Markets Snap 6-Week Losing Streak in Holiday-Shortened Week
The Indian stock market broke its six-week losing streak, ending a volatile, holiday-shortened week with modest gains, buoyed by a sovereign rating upgrade and stable inflation data.

The Indian stock market has finally halted its prolonged downturn, snapping a six-week losing streak to close a holiday-shortened week on a positive note.
After weeks of sustained selling pressure, the benchmark Nifty 50 and BSE Sensex each gained approximately 1% for the week. Trading on Thursday, August 14, 2025, was subdued as investors remained cautious ahead of the Independence Day holiday. The Nifty 50 closed at 24,631.30, up a marginal 11.95 points (0.05%), while the Sensex settled at 80,597.66, gaining 57.75 points (0.07%).
What Fueled the Turnaround?
This much-needed relief rally was driven by a confluence of positive domestic and global cues that helped restore investor confidence.
One of the biggest sentiment boosters was the sovereign rating upgrade from S&P Global. The ratings agency upgraded India’s long-term credit rating to ‘BBB’ from ‘BBB-’, maintaining a ‘stable’ outlook. This is a significant vote of confidence in the Indian economy’s resilience and growth prospects, coming after a gap of 18 years.
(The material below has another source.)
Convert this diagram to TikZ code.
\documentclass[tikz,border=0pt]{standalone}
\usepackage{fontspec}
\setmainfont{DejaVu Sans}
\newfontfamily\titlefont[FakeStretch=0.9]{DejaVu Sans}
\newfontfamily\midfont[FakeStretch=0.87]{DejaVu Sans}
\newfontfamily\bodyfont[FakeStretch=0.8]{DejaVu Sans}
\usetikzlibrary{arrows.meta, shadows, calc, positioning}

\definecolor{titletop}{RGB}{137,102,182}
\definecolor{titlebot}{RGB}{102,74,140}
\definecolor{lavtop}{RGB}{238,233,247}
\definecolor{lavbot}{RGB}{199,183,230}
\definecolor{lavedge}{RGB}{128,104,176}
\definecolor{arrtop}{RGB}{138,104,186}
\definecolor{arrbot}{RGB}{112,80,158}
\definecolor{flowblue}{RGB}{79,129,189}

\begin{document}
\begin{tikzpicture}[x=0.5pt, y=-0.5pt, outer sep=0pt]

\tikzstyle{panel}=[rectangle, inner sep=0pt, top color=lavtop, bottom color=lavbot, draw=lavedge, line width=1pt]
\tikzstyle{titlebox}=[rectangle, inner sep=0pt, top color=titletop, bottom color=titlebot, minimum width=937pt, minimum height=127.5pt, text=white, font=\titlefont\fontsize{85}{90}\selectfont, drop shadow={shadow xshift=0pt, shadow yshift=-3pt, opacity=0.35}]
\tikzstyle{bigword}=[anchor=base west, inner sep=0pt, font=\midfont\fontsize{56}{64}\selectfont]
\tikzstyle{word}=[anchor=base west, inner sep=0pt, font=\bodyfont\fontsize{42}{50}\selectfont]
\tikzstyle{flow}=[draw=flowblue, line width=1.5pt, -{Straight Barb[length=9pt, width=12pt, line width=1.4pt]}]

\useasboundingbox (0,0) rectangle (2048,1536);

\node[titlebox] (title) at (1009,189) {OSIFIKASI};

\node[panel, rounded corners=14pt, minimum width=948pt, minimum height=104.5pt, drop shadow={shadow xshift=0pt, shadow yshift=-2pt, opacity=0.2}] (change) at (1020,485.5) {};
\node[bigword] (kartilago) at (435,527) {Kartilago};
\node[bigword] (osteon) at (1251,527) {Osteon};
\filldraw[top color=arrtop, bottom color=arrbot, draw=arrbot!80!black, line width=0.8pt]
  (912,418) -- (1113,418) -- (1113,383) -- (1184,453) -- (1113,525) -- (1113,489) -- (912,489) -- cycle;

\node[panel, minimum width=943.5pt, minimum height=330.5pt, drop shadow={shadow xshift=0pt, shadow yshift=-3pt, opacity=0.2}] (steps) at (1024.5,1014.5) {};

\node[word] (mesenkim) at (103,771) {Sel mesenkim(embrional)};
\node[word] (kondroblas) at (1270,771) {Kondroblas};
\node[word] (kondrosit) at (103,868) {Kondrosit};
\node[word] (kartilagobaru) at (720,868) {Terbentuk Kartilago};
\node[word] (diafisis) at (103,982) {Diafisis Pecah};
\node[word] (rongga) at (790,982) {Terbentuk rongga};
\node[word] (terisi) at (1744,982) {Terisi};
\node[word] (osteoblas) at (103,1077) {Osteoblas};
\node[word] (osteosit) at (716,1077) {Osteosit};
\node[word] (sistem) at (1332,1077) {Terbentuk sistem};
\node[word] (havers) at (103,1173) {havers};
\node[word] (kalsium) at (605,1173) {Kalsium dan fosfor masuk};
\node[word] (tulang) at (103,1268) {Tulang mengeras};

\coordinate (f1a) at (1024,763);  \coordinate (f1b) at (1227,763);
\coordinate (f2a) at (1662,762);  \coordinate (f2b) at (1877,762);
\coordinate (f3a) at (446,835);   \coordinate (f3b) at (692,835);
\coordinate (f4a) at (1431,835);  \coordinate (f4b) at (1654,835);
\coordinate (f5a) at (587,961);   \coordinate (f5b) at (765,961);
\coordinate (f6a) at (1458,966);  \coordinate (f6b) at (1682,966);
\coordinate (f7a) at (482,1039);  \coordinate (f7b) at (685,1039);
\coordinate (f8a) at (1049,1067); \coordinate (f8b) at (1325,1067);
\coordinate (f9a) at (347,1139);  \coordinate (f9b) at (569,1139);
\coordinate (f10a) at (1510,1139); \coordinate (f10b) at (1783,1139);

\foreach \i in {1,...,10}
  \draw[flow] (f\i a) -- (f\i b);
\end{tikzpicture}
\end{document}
Adding to the positive news, July’s Wholesale Price Index (WPI) inflation data came in at -0.58%, indicating that inflationary pressures at the producer level remain subdued. This gives the Reserve Bank of India (RBI) more room to maneuver its monetary policy to support growth if needed.

Sectoral Spotlight: IT Shines, Metals Stumble
While the headline indices ended the week in the green, sectoral performance on the final trading day was mixed.
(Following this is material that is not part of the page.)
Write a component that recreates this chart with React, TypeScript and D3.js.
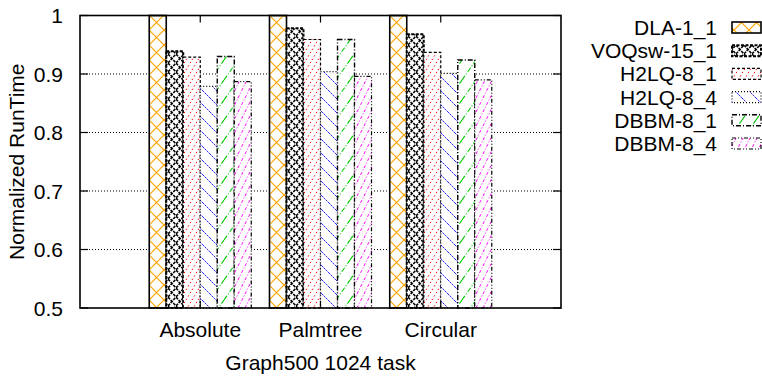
import React from "react";
import * as d3 from "d3";

const categories = ["Absolute", "Palmtree", "Circular"];
const seriesNames = ["DLA-1_1", "VOQsw-15_1", "H2LQ-8_1", "H2LQ-8_4", "DBBM-8_1", "DBBM-8_4"];
const dla = [1.0, 1.0, 1.0];
const voq = [0.939, 0.978, 0.968];
const h2lq81 = [0.929, 0.959, 0.937];
const h2lq84 = [0.879, 0.904, 0.901];
const dbbm81 = [0.93, 0.959, 0.924];
const dbbm84 = [0.887, 0.896, 0.89];
const seriesValues = [dla, voq, h2lq81, h2lq84, dbbm81, dbbm84];
const yTicks = [0.5, 0.6, 0.7, 0.8, 0.9, 1];
const yTickLabels = ["0.5", "0.6", "0.7", "0.8", "0.9", "1"];

const W = 762, H = 377;
const L = 80, R = 561, T = 15.5, B = 308;
const FONT = "'Liberation Sans', Arial, Helvetica, sans-serif";
const FS = 21;

const borderDash = ["", "3,1.5", "3,2", "1,2", "5,2,1,2", "4,2,1,2,1,2"];
const borderWidth = [1.6, 2, 1.2, 1.2, 1.4, 1.2];

function Patterns() {
  return (
    <defs>
      <pattern id="p0" patternUnits="userSpaceOnUse" width={15} height={15} x={149} y={0}>
        <rect width={15} height={15} fill="white" />
        <path d="M0,0L15,15M0,15L15,0" stroke="#ffa500" strokeWidth={1.2} />
      </pattern>
      <pattern id="p1" patternUnits="userSpaceOnUse" width={8} height={9}>
        <rect width={8} height={9} fill="white" />
        <path d="M0,0L8,9M0,9L8,0" stroke="#000" strokeWidth={1.6} strokeDasharray="3,1" />
      </pattern>
      <pattern id="p2" patternUnits="userSpaceOnUse" width={6} height={10}>
        <rect width={6} height={10} fill="white" />
        <path d="M0,10L6,0M-6,10L0,0M6,10L12,0" stroke="red" strokeWidth={1} strokeDasharray="1.5,2.5" />
      </pattern>
      <pattern id="p3" patternUnits="userSpaceOnUse" width={14} height={14}>
        <rect width={14} height={14} fill="white" />
        <path d="M0,0L14,14M-7,-7L7,7M7,7L21,21M-14,0L0,14M0,-14L14,0" stroke="blue" strokeWidth={0.8} strokeDasharray="1.5,1.5" />
      </pattern>
      <pattern id="p4" patternUnits="userSpaceOnUse" width={14} height={20}>
        <rect width={14} height={20} fill="white" />
        <path d="M0,20L14,0M-14,20L0,0M14,20L28,0" stroke="#00cc00" strokeWidth={1.1} strokeDasharray="5,2,1,2" />
      </pattern>
      <pattern id="p5" patternUnits="userSpaceOnUse" width={7} height={14}>
        <rect width={7} height={14} fill="white" />
        <path d="M0,14L7,0M-7,14L0,0M7,14L14,0" stroke="magenta" strokeWidth={1} strokeDasharray="3,2,1,2" />
      </pattern>
    </defs>
  );
}

export default function App() {
  const x = d3.scaleLinear().domain([-1, 3]).range([L, R]);
  const y = d3.scaleLinear().domain([0.5, 1]).range([B, T]);
  const bw = (x(1) - x(0)) * 0.1414;
  const nS = seriesNames.length;
  const legendRowY = (i: number) => 27.5 + i * 23.2;

  return (
    <svg width={W} height={H} style={{ position: "absolute", left: 0, top: 0, background: "white" }}>
      <Patterns />
      <rect width={W} height={H} fill="white" />
      {yTicks.slice(1, -1).map((t) => (
        <line key={"g" + t} x1={L} x2={R} y1={y(t)} y2={y(t)} stroke="#000" strokeWidth={1} strokeDasharray="1,2" />
      ))}
      {seriesValues.map((vals, si) =>
        vals.map((v, ci) => {
          const x0 = x(ci) + (si - nS / 2) * bw;
          return (
            <rect
              key={`b${si}-${ci}`}
              x={x0}
              y={y(v)}
              width={bw}
              height={B - y(v)}
              fill={`url(#p${si})`}
              stroke="#000"
              strokeWidth={borderWidth[si]}
              strokeDasharray={borderDash[si] || undefined}
            />
          );
        })
      )}
      {yTicks.map((t) => (
        <g key={"t" + t}>
          <line x1={L} x2={L + 8} y1={y(t)} y2={y(t)} stroke="#000" strokeWidth={1.2} />
          <line x1={R - 8} x2={R} y1={y(t)} y2={y(t)} stroke="#000" strokeWidth={1.2} />
        </g>
      ))}
      {categories.map((c, i) => (
        <g key={"xt" + c}>
          <line x1={x(i)} x2={x(i)} y1={T} y2={T + 7} stroke="#000" strokeWidth={1.2} />
          <line x1={x(i)} x2={x(i)} y1={B} y2={B - 7} stroke="#000" strokeWidth={1.2} />
        </g>
      ))}
      <rect x={L} y={T} width={R - L} height={B - T} fill="none" stroke="#000" strokeWidth={1.6} />
      {yTicks.map((t, i) => (
        <text key={"yl" + t} x={63} y={y(t)} dy="0.36em" textAnchor="end" fontFamily={FONT} fontSize={FS}>
          {yTickLabels[i]}
        </text>
      ))}
      {categories.map((c, i) => (
        <text key={"xl" + c} x={x(i)} y={337} textAnchor="middle" fontFamily={FONT} fontSize={FS}>
          {c}
        </text>
      ))}
      <text x={(L + R) / 2} y={370} textAnchor="middle" fontFamily={FONT} fontSize={FS}>
        Graph500 1024 task
      </text>
      <text transform={`translate(24,${(T + B) / 2}) rotate(-90)`} textAnchor="middle" fontFamily={FONT} fontSize={FS}>
        Normalized RunTime
      </text>
      {seriesNames.map((n, i) => (
        <g key={"lg" + n}>
          <text x={717} y={legendRowY(i)} dy="0.36em" textAnchor="end" fontFamily={FONT} fontSize={FS}>
            {n}
          </text>
          <rect
            x={732}
            y={legendRowY(i) - 5.5}
            width={29}
            height={11}
            fill={`url(#p${i})`}
            stroke="#000"
            strokeWidth={borderWidth[i]}
            strokeDasharray={borderDash[i] || undefined}
          />
        </g>
      ))}
    </svg>
  );
}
The IT sector was a clear outperformer, with the Nifty IT index gaining 0.40%. Heavyweights like Wipro and Infosys were among the top gainers on the Nifty 50, providing crucial support to the index. This strength was partly fueled by a slightly weaker rupee and positive global tech sentiment.
The Banking sector also lent support, with the Nifty Bank index closing 0.29% higher, driven by gains in HDFC Bank, ICICI Bank, and SBI.
On the flip side, the Metals sector faced significant headwinds, emerging as the top loser with a drop of 1.39%. Tata Steel was the biggest drag on the Nifty, falling as profit booking and concerns over global demand weighed on the stock. Sectors like Oil & Gas and Realty also ended the day with losses.
Interestingly, the broader market did not participate in Thursday’s stability. The Nifty Midcap 100 and Nifty Smallcap 100 indices both closed in the red, down 0.31% and 0.38% respectively, indicating profit booking in these segments.

What to Watch Next
With the markets reopening on Monday, August 18th, investors will be looking for fresh triggers. Here are a few key factors on the radar:
- Global Cues: The outcome of the high-stakes meeting between the US and Russian presidents, scheduled for August 15th to discuss the war in Ukraine, will be closely watched. Any development could influence global risk sentiment and impact Indian markets.
- Institutional Flows: On Wednesday, Foreign Institutional Investors (FIIs) were net sellers, offloading shares worth ₹3,644 crore. However, Domestic Institutional Investors (DIIs) provided a strong cushion with net purchases of ₹5,624 crore. The direction of these flows will be crucial in the coming days.
- Technical Levels: For the Nifty 50, technical analysts have identified key levels. Near-term support is seen around 24,485 and 24,395. On the upside, resistance is expected near 24,777 and 24,868. A decisive move beyond this range could set the tone for the next week.
For now, the market has found a reason to pause. While this weekly gain is a welcome change, investors will be watching to see if the positive momentum can be sustained.
This article is for informational purposes only and does not constitute investment advice. Please conduct your own research before investing.